The exam season is over, otherwise Goldhar v Haaretz would have made a great case for comparative analysis. Instead this can now feed into class materials. This is an interlocutory judgment on the basis of lack of jurisdiction and /or abuse of process. Plaintiff lives in Toronto.  He is a billionaire who owns i.a. Maccabi Tel Aviv. (Chelsea’s first opponent in the Champions League. But that’s obviously an aside). Mr Goldhar visits Israel about five or six times per year. Defendant is Haaretz Daily Newspaper Ltd. which publishes Haaretz, Israel’s oldest daily newspaper (market share about 7%).   It also publishes an English language print edition.  Haaretz is published online in both English and Hebrew.

Haaretz published a very critical article on Mr Goldhar in November 2011. The print version was not published in Canada, in either English or Hebrew. However, Haaretz was made available internationally on its website in Israel in both Hebrew and English – the judgment does not say so specifically however I assume this was both on the site – even if currently Haaretz’ EN site is available via a .com site.

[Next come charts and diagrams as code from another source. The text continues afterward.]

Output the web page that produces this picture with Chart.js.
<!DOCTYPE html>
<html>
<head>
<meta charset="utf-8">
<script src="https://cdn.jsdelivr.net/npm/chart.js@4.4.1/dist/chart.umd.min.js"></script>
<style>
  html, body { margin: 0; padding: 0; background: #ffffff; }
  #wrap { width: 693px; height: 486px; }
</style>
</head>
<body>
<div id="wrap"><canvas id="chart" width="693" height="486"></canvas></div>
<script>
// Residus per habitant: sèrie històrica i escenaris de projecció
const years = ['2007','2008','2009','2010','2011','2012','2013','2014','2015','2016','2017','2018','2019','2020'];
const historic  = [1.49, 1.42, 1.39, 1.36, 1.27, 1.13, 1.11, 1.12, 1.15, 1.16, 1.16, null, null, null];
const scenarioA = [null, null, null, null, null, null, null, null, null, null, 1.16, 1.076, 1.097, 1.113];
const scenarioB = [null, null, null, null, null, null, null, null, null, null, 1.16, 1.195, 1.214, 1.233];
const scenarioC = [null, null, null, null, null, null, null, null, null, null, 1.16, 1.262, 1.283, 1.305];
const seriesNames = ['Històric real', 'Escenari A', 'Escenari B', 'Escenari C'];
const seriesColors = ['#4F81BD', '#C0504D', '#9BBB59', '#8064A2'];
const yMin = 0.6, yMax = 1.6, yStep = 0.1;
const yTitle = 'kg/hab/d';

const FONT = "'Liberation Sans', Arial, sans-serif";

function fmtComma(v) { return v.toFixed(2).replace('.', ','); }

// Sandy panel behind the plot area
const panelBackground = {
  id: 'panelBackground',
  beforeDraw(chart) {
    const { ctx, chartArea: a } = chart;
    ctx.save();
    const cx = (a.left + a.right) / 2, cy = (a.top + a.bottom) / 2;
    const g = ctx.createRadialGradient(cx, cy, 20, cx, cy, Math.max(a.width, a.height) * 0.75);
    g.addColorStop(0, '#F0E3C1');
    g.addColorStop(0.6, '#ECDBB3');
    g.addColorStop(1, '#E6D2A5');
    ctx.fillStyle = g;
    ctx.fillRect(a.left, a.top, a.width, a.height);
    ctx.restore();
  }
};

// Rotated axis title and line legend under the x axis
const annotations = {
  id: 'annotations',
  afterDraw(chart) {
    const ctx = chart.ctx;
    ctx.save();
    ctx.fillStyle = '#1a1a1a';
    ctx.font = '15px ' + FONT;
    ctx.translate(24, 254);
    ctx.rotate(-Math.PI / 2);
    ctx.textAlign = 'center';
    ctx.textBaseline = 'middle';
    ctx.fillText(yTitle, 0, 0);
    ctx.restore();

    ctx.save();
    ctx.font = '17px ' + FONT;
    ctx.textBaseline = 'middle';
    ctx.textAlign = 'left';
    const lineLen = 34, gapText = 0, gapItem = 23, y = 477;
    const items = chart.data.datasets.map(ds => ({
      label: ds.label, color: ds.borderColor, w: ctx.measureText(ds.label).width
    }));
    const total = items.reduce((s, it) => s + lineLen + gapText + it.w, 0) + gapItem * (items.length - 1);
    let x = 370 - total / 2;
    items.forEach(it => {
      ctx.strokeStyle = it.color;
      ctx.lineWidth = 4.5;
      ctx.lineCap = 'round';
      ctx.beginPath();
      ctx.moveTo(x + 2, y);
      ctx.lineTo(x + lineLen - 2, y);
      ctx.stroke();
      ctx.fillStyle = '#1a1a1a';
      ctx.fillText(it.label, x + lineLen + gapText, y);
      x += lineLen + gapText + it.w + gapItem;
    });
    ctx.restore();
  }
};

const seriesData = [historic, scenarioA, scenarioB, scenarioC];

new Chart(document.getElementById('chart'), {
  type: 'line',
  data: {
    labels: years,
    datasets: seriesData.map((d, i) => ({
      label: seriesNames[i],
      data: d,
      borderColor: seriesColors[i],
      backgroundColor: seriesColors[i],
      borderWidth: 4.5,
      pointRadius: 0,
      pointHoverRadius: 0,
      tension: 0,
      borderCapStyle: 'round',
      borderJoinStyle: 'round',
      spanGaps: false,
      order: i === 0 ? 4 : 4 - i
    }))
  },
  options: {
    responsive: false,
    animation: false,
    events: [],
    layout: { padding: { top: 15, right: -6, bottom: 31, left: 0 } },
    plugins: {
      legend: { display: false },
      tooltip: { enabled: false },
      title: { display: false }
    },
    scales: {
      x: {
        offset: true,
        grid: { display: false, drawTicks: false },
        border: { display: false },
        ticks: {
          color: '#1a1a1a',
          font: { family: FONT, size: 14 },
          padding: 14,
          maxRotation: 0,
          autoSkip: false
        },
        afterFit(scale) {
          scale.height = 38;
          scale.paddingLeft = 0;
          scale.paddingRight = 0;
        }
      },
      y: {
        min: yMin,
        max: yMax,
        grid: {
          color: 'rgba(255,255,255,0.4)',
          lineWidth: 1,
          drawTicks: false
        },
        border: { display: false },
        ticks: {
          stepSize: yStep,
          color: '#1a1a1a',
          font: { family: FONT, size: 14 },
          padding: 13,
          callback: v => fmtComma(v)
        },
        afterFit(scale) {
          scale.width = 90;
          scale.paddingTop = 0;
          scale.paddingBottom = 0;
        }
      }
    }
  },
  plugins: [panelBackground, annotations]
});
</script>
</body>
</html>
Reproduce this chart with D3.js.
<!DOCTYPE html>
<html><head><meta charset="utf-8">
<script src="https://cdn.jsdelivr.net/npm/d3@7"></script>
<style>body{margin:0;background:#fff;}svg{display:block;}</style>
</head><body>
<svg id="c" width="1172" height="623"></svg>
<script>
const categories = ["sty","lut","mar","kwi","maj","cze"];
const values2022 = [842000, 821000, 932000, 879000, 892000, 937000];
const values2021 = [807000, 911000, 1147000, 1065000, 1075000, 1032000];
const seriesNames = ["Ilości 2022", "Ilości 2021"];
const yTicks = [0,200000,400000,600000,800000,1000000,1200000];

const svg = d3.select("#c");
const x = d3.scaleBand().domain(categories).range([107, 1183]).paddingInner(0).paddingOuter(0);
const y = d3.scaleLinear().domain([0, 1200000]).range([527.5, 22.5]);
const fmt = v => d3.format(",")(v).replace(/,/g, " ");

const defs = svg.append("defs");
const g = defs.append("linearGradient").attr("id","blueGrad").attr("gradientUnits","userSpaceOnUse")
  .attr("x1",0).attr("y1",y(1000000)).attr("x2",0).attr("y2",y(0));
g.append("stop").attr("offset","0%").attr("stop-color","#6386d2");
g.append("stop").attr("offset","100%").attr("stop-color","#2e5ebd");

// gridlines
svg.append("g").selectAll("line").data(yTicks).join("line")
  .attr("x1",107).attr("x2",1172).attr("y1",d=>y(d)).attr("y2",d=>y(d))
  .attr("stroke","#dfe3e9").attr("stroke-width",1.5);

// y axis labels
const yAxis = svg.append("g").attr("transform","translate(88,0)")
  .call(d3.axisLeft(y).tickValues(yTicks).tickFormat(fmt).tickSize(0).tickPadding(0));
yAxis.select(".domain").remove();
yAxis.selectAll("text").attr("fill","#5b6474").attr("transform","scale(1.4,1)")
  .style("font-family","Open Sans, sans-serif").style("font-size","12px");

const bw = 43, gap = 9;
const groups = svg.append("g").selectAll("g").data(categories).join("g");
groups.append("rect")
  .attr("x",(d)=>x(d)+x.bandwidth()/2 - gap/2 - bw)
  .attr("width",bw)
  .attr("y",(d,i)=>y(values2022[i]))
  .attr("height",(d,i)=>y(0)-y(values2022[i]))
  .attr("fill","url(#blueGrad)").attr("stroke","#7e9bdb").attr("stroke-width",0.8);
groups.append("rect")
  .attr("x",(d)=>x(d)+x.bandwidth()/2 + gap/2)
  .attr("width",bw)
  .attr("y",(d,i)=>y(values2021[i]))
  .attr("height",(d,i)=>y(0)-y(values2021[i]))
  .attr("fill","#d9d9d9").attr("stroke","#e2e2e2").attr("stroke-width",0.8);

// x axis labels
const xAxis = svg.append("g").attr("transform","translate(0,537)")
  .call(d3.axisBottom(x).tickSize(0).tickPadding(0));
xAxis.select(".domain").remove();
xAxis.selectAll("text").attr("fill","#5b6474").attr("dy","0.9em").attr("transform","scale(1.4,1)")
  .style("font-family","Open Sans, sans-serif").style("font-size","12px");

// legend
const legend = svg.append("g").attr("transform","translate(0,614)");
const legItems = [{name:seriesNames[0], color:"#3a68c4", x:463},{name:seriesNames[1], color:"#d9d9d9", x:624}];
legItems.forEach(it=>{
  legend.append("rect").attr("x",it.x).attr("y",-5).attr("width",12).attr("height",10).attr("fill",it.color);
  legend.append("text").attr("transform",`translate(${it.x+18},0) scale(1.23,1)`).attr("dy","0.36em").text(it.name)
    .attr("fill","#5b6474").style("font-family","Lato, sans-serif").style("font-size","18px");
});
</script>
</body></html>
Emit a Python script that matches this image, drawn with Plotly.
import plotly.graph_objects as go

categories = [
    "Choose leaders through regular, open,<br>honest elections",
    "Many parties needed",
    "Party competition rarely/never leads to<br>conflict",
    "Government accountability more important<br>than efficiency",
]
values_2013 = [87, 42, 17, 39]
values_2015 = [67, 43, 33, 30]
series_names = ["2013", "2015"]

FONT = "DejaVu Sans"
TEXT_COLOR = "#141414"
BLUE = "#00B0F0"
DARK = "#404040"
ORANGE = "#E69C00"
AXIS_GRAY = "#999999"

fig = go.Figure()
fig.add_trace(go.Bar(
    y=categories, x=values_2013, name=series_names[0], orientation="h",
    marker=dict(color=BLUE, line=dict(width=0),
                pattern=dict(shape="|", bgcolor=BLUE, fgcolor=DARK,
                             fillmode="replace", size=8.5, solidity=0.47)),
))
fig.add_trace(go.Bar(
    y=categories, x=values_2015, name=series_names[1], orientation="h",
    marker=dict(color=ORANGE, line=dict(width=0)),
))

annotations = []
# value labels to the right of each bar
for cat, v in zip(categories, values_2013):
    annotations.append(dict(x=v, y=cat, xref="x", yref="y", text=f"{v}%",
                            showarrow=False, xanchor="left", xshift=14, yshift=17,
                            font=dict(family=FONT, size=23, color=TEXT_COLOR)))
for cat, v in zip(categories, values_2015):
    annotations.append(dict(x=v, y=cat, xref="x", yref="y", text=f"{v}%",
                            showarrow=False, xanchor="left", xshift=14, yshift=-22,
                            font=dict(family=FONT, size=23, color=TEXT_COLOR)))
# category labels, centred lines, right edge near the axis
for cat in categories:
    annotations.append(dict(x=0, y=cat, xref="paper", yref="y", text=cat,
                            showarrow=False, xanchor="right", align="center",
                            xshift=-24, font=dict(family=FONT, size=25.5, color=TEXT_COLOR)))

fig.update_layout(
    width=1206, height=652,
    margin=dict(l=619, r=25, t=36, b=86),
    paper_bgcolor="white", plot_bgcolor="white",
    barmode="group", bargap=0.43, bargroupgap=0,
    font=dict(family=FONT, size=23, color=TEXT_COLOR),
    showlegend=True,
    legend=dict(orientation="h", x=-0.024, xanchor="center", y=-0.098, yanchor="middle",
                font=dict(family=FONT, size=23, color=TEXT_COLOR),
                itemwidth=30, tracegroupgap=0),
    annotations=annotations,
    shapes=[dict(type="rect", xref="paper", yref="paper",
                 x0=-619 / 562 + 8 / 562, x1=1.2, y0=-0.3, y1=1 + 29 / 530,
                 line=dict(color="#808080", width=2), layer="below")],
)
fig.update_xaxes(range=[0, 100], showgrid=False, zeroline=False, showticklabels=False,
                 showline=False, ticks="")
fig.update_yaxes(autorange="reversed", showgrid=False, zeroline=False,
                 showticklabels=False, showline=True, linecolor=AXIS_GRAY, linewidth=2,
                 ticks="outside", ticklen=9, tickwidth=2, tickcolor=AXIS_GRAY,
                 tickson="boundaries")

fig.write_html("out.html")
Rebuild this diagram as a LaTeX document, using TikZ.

Information provided by the defendants reveals that there were 216 unique visits to the Article in its online form in Canada. Testimony further showed that indeed a number of people in Canada read the article – this was sufficient for Faieta J to hold that a tort was committed in Ontario and thus a presumptive connecting factor exists. Presumably this means that the court (and /or Canadian /Ontario law with which I am not au fait) view the locus delicti commissi (‘a tort was committed’) as Canada – a conclusion not all that obvious to me (I would have assumed Canada is locus damni only). Per precedent, the absence of a substantial publication of the defamatory material in Canada was not found to be enough to rebut the finding of jurisdiction.

Forum non conveniens was dismissed on a variety of grounds, including applicable law being the law of Ontario (again Ontario is identified as the locus delicti commissi: at 48). Plaintiff will have to cover costs for the appearance, in Canada, of defendants’ witnesses. Importantly, plaintiff will also only be able to seek damages for reputational harm suffered within Canada.

I can see this case (and the follow-up in substance) doing the rounds of conflicts classes.